Exercise goal - Retype the lines beneath this one, from the first through the line containing "130, 170, 110, 150, 110, 140, 90, 90, 130, 30];". Pictures are left out.

● ● ●

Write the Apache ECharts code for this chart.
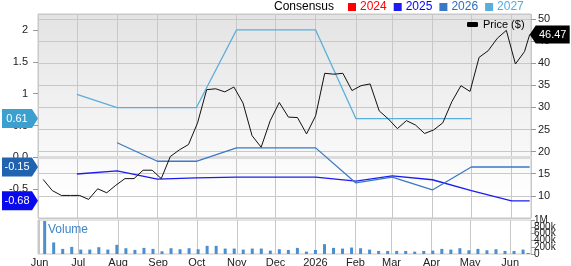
<!DOCTYPE html>
<html>
<head>
<meta charset="utf-8">
<script src="https://cdn.jsdelivr.net/npm/echarts@6/dist/echarts.min.js"></script>
<style>
  html, body { margin: 0; padding: 0; background: #fff; }
  #chart { width: 571px; height: 266px; }
</style>
</head>
<body>
<div id="chart"></div>
<script>
// weekly closing prices and volume (thousands)
var priceDates = ['2025-06-05','2025-06-12','2025-06-19','2025-06-26','2025-07-03','2025-07-10','2025-07-17','2025-07-24','2025-07-31',
  '2025-08-07','2025-08-14','2025-08-21','2025-08-28','2025-09-04','2025-09-11','2025-09-18','2025-09-25','2025-10-02','2025-10-09',
  '2025-10-16','2025-10-23','2025-10-30','2025-11-06','2025-11-13','2025-11-20','2025-11-27','2025-12-04','2025-12-11','2025-12-18',
  '2025-12-25','2026-01-01','2026-01-08','2026-01-15','2026-01-22','2026-01-29','2026-02-05','2026-02-12','2026-02-19','2026-02-26',
  '2026-03-05','2026-03-12','2026-03-19','2026-03-26','2026-04-02','2026-04-09','2026-04-16','2026-04-23','2026-04-30','2026-05-07',
  '2026-05-14','2026-05-21','2026-05-28','2026-06-04','2026-06-11','2026-06-15'];
var prices = [13.7, 11.2, 10.1, 10.1, 10.1, 9.2, 11.6, 10.7, 12.4, 13.9, 13.9, 15.8, 15.8, 13.9, 18.9, 20.4, 21.6, 26.5,
  34.0, 34.2, 33.5, 34.6, 31.0, 23.6, 21.0, 27.0, 31.1, 27.8, 27.7, 24.0, 28.1, 37.7, 37.5, 37.7, 33.8, 34.9, 35.3,
  29.2, 27.4, 25.2, 27.0, 26.0, 24.1, 24.9, 26.5, 31.3, 34.9, 33.6, 41.3, 42.8, 45.6, 47.4, 39.8, 42.6, 46.47];
var volumes = [970, 340, 150, 210, 130, 130, 200, 130, 270, 170, 120, 180, 150, 80, 170, 140, 170, 140, 240, 240, 160,
  160, 130, 160, 160, 100, 140, 120, 180, 70, 120, 290, 180, 160, 190, 170, 130, 90, 90, 90, 90, 70, 90, 100, 150,
  130, 170, 110, 150, 110, 140, 90, 90, 130, 30];

// consensus EPS estimates by fiscal year
var dates2027 = ['2025-07-01','2025-08-01','2025-09-01','2025-10-01','2025-11-01','2025-12-01','2026-01-01','2026-02-01','2026-03-01','2026-04-01','2026-05-01'];
var eps2027 = [0.99, 0.78, 0.78, 0.78, 2.0, 2.0, 2.0, 0.61, 0.61, 0.61, 0.61];
var dates2026 = ['2025-08-01','2025-09-01','2025-10-01','2025-11-01','2025-12-01','2026-01-01','2026-02-01','2026-03-01','2026-04-01','2026-05-01','2026-06-01','2026-06-15'];
var eps2026 = [0.23, -0.06, -0.06, 0.15, 0.15, 0.15, -0.40, -0.31, -0.51, -0.15, -0.15, -0.15];
var dates2025 = ['2025-07-01','2025-08-01','2025-09-01','2025-10-01','2025-11-01','2025-12-01','2026-01-01','2026-02-01','2026-03-01','2026-04-01','2026-05-01','2026-06-01','2026-06-15'];
var eps2025 = [-0.26, -0.21, -0.34, -0.32, -0.31, -0.31, -0.31, -0.37, -0.29, -0.35, -0.52, -0.68, -0.68];

var epsTicks = [-0.5, 0, 0.5, 1, 1.5, 2];
var volTicksA = [0, 400, 800];
var volTicksB = [200, 600, 1000];
var monthNames = ['Jan','Feb','Mar','Apr','May','Jun','Jul','Aug','Sep','Oct','Nov','Dec'];

var xMin = '2025-06-01', xMax = '2026-06-16';
var font = '"Liberation Sans", Arial, sans-serif';
var gridColor = '#c8c8c8';

function zip(d, v) { return d.map(function (x, i) { return [x, v[i]]; }); }
function volLabel(v) { return v === 1000 ? '1M' : v === 0 ? '0' : v + 'k'; }

var tagLeft = 'path://M0,0 L30,0 L36,9.5 L30,19 L0,19 Z';
var tagRight = 'path://M0,9 L6,0 L40,0 L40,18 L6,18 Z';

function epsSeries(name, dates, vals, lineColor, tagColor) {
  var last = vals[vals.length - 1];
  return {
    name: name, type: 'line', xAxisIndex: 0, yAxisIndex: 0,
    data: zip(dates, vals), showSymbol: false, symbol: 'none',
    lineStyle: { color: lineColor, width: 1.3 }, itemStyle: { color: lineColor },
    emphasis: { disabled: true }, z: 3,
    markPoint: {
      silent: true, symbol: tagLeft, symbolSize: [36, 19], symbolOffset: [-18, 0],
      itemStyle: { color: tagColor },
      label: { show: true, color: '#fff', fontSize: 11, fontFamily: font, offset: [-3, 0],
        formatter: function (p) { return p.value.toFixed(2); } },
      data: [{ coord: [xMin, last], value: last }]
    }
  };
}

function volAxis(ticks) {
  return { type: 'value', gridIndex: 1, position: 'right', min: 0, max: 1000,
    splitLine: { show: false }, axisLine: { show: false },
    axisTick: { show: true, length: 4, customValues: ticks, lineStyle: { color: '#999' } },
    axisLabel: { fontSize: 10, color: '#222', fontFamily: font, margin: 3,
      showMinLabel: true, showMaxLabel: true, customValues: ticks, formatter: volLabel } };
}

var chart = echarts.init(document.getElementById('chart'));
chart.setOption({
  animation: false,
  backgroundColor: '#fff',
  textStyle: { fontFamily: font },
  title: [
    { text: 'Consensus', left: 274, top: 1, padding: 0,
      textStyle: { fontSize: 12, fontWeight: 'normal', color: '#000', fontFamily: font } },
    { text: 'Volume', left: 48, top: 224, padding: 0,
      textStyle: { fontSize: 12, fontWeight: 'normal', color: '#3e84c8', fontFamily: font } }
  ],
  legend: [
    { left: 348, top: 1, padding: 0, itemWidth: 8, itemHeight: 8, itemGap: 7, icon: 'rect',
      textStyle: { fontSize: 12, fontFamily: font, padding: [0, 0, 0, -1] },
      data: [
        { name: '2024', textStyle: { color: '#ff0000' } },
        { name: '2025', textStyle: { color: '#0000ff' } },
        { name: '2026', textStyle: { color: '#2a6ebd' } },
        { name: '2027', textStyle: { color: '#55aadd' } }
      ], selectedMode: false },
    { left: 467, top: 19, padding: 0, itemWidth: 11, itemHeight: 5, icon: 'roundRect',
      textStyle: { fontSize: 11, fontFamily: font, color: '#000' },
      data: ['Price ($)'], selectedMode: false }
  ],
  grid: [
    { left: 38, right: 40, top: 14, height: 204, show: true, borderColor: gridColor, borderWidth: 1,
      outerBoundsMode: 'none',
      backgroundColor: new echarts.graphic.LinearGradient(0, 0, 0, 1, [
        { offset: 0, color: '#e3e3e3' }, { offset: 0.9, color: '#ffffff' }, { offset: 1, color: '#ffffff' }]) },
    { left: 38, right: 40, top: 220, height: 34, show: true, borderColor: gridColor, borderWidth: 1,
      outerBoundsMode: 'none', backgroundColor: '#fff' }
  ],
  xAxis: [
    { type: 'time', gridIndex: 0, min: xMin, max: xMax, splitNumber: 12,
      axisLabel: { show: false }, axisTick: { show: false },
      axisLine: { show: true, lineStyle: { color: '#dcdcdc', width: 3 } },
      splitLine: { show: true, lineStyle: { color: gridColor, width: 1 } } },
    { type: 'time', gridIndex: 1, min: xMin, max: xMax, splitNumber: 12,
      axisTick: { show: false },
      axisLine: { show: false },
      splitLine: { show: true, lineStyle: { color: gridColor, width: 1 } },
      axisLabel: { show: true, fontSize: 11, color: '#222', fontFamily: font, margin: 3,
        formatter: function (v) {
          var d = new Date(v);
          return d.getMonth() === 0 ? String(d.getFullYear()) : monthNames[d.getMonth()];
        } } }
  ],
  yAxis: [
    { type: 'value', gridIndex: 0, position: 'left', min: -0.95, max: 2.25,
      splitLine: { show: false }, axisLine: { show: false },
      axisTick: { show: true, length: 5, customValues: epsTicks, lineStyle: { color: '#999' } },
      axisLabel: { fontSize: 11, color: '#222', fontFamily: font, margin: 10, customValues: epsTicks,
        formatter: function (v) { return v === 0 ? '0.0' : String(v); } } },
    { type: 'value', gridIndex: 0, position: 'right', min: 5, max: 51.1, interval: 5,
      splitLine: { show: true, lineStyle: { color: gridColor, width: 1 } },
      axisLine: { show: false },
      axisTick: { show: true, length: 5, lineStyle: { color: '#999' } },
      axisLabel: { fontSize: 11, color: '#222', fontFamily: font, margin: 7,
        showMinLabel: false, showMaxLabel: false } },
    volAxis(volTicksA),
    volAxis(volTicksB)
  ],
  series: [
    { name: '2024', type: 'line', xAxisIndex: 0, yAxisIndex: 0, data: [], itemStyle: { color: '#ff0000' } },
    epsSeries('2025', dates2025, eps2025, '#1c1cf0', '#0a0aee'),
    epsSeries('2026', dates2026, eps2026, '#3a78c8', '#2063b0'),
    epsSeries('2027', dates2027, eps2027, '#5aaedb', '#3ba0d0'),
    { name: 'Price ($)', type: 'line', xAxisIndex: 0, yAxisIndex: 1,
      data: zip(priceDates, prices), showSymbol: false, symbol: 'none',
      lineStyle: { color: '#111', width: 1 }, itemStyle: { color: '#000' },
      emphasis: { disabled: true }, z: 4,
      markPoint: {
        silent: true, symbol: tagRight, symbolSize: [40, 18], symbolOffset: [20, 0],
        itemStyle: { color: '#000' },
        label: { show: true, color: '#fff', fontSize: 11, fontFamily: font, offset: [3, 0],
          formatter: function (p) { return p.value.toFixed(2); } },
        data: [{ coord: [priceDates[priceDates.length - 1], prices[prices.length - 1]], value: prices[prices.length - 1] }]
      } },
    { name: 'Volume', type: 'bar', xAxisIndex: 1, yAxisIndex: 2,
      data: zip(priceDates, volumes), barWidth: 3,
      itemStyle: { color: '#4c8fd0' }, emphasis: { disabled: true } }
  ]
});
</script>
</body>
</html>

● ● ●

Exercise result -
Write the Apache ECharts code for this chart.
<!DOCTYPE html>
<html>
<head>
<meta charset="utf-8">
<script src="https://cdn.jsdelivr.net/npm/echarts@6/dist/echarts.min.js"></script>
<style>
  html, body { margin: 0; padding: 0; background: #fff; }
  #chart { width: 571px; height: 266px; }
</style>
</head>
<body>
<div id="chart"></div>
<script>
// weekly closing prices and volume (thousands)
var priceDates = ['2025-06-05','2025-06-12','2025-06-19','2025-06-26','2025-07-03','2025-07-10','2025-07-17','2025-07-24','2025-07-31',
  '2025-08-07','2025-08-14','2025-08-21','2025-08-28','2025-09-04','2025-09-11','2025-09-18','2025-09-25','2025-10-02','2025-10-09',
  '2025-10-16','2025-10-23','2025-10-30','2025-11-06','2025-11-13','2025-11-20','2025-11-27','2025-12-04','2025-12-11','2025-12-18',
  '2025-12-25','2026-01-01','2026-01-08','2026-01-15','2026-01-22','2026-01-29','2026-02-05','2026-02-12','2026-02-19','2026-02-26',
  '2026-03-05','2026-03-12','2026-03-19','2026-03-26','2026-04-02','2026-04-09','2026-04-16','2026-04-23','2026-04-30','2026-05-07',
  '2026-05-14','2026-05-21','2026-05-28','2026-06-04','2026-06-11','2026-06-15'];
var prices = [13.7, 11.2, 10.1, 10.1, 10.1, 9.2, 11.6, 10.7, 12.4, 13.9, 13.9, 15.8, 15.8, 13.9, 18.9, 20.4, 21.6, 26.5,
  34.0, 34.2, 33.5, 34.6, 31.0, 23.6, 21.0, 27.0, 31.1, 27.8, 27.7, 24.0, 28.1, 37.7, 37.5, 37.7, 33.8, 34.9, 35.3,
  29.2, 27.4, 25.2, 27.0, 26.0, 24.1, 24.9, 26.5, 31.3, 34.9, 33.6, 41.3, 42.8, 45.6, 47.4, 39.8, 42.6, 46.47];
var volumes = [970, 340, 150, 210, 130, 130, 200, 130, 270, 170, 120, 180, 150, 80, 170, 140, 170, 140, 240, 240, 160,
  160, 130, 160, 160, 100, 140, 120, 180, 70, 120, 290, 180, 160, 190, 170, 130, 90, 90, 90, 90, 70, 90, 100, 150,
  130, 170, 110, 150, 110, 140, 90, 90, 130, 30];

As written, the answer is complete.